Texte paru dans le catalogue d'exposition « BRUT NOW, l'art brut au temps des technologies », 2016, Les Presses du Réel, p.102-112
Jean-Marie Massou ne sait ni lire, ni écrire et pourtant c'est un homme qui passe son temps à laisser des traces de son passage, à inscrire quelque chose de sa présence dans l'espace qu'il occupe. C'est à travers le film « Le Plein Pays » d'Antoine Boutet que nous avions découvert cet homme, isolé seul dans une forêt, vivant chichement, creusant des gouffres souterrains, manifestement animé d'un élan vital étonnant, proche de la certitude des missionnés. Un film d'une incroyable beauté, tout en énigme, nous laissant un désir décidé d'en savoir plus.
Ce que l'on sait depuis de Massou vient de l'écoute des cassettes qu'il enregistre. Des bribes récoltées et rapprochées, des informations éparses que l'on cherche à réorganiser façon puzzle. Né juste après guerre, il est élevé par sa mère, l'accompagnant là où elle pouvait travailler comme jardinière. Il n'ira pas à l'école mais parle des enfants qu'il voyait jouer dans la cour. Un isolement premier du monde des autres, en l’occurrence dès le départ de celui des autres enfants. Il sera ballotté d'un château l'autre, croisant des comtes et des comtesses, des aristos anglais ou des patrons fumeurs de gros cigares... Reste une période idéalisée, en Seine-et-Marne, quand, enfant, il passe ses belles années dans les allées d'un château et fait la rencontre d'une petite Marie-Ange, la fille du comte, pour laquelle il continue encore aujourd'hui de chanter une de ses plus belles complaintes. Suivront différents postes plus ou moins proches de Paris, des temps parfois sombres. De châteaux en maisons quelques temps encore avant de retourner dans la région familiale, le Lot.

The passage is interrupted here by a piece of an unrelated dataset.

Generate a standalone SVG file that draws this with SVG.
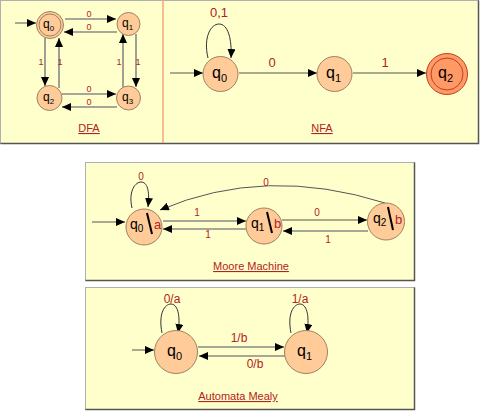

Cela fait maintenant plus de quarante ans que Jean-Marie Massou est installé à Marminiac. Quatre décennies dans la même demeure, en pleine forêt bouriane, sous les châtaigniers et les noyers. Arrivé jeune homme ou vieil enfant, le temps s'est depuis comme arrêté, il y a un avant et un après Marminiac. Il peut parler du château de Melun comme si c'était hier mais pas un mot sur ce qui s'est passé depuis, ici.
L'homme transhistorique
Depuis son arrivée dans le Lot, Jean-Marie Massou s'est évertué à creuser la terre. La région l'y invite, à mi-chemin entre Lascaux et Pech-Merle, sauf que Massou ne semble pas avoir creusé pour découvrir des trésors passés, mais peut-être davantage pour préparer l'avenir. C'est un palais souterrain, un lieu d'accueil, de protection pour sauver l'humanité plus que pour y chercher son histoire. Quelque part entre la préparation de l'apocalypse et la future venue des extraterrestres. Jean-Marie Massou a un certain nombre de certitudes qui le hante et le tienne vivant en lui donnant un rôle de messager. L'humanité va à sa perte, il faut sauver ceux qui restent, arrêter de procréer... C'est sa mission universelle. Il ne cessera de trouer la croûte terrestre, créant des grottes, des boyaux, des galeries tout autour de chez lui. Certains gouffres peuvent descendre à plusieurs dizaines de mètres de la surface. Creusant à la main, seul, il a appris sur le tas les techniques d'échafaudages ou de treuil pour évacuer les gravats. Ça a duré des années, sans cesse à sa tâche, impliquant son corps durement au travail. Il a aussi totalement modifié la surface des lieux : des amas rocheux montés en tumulus, des monticules de pierres, des jonchées de caillasses tapissant l'humus sur plusieurs dizaines de mètres carrés et des murettes un peu partout traçant quelques lignes de démarcation. Sous la mousse et les feuilles, on découvre un territoire transformé, remanié. On distingue aussi des marques directes sur les roches, des entailles, des gravures rupestres par centaines un peu partout autour de la propriété comme ceux sphinx gravés sur la roche qui marquent l'entrée du chemin de chaque côté de la voie devant les deux tertres pyramidaux composés de centaines de pierres et de plusieurs mètres de haut.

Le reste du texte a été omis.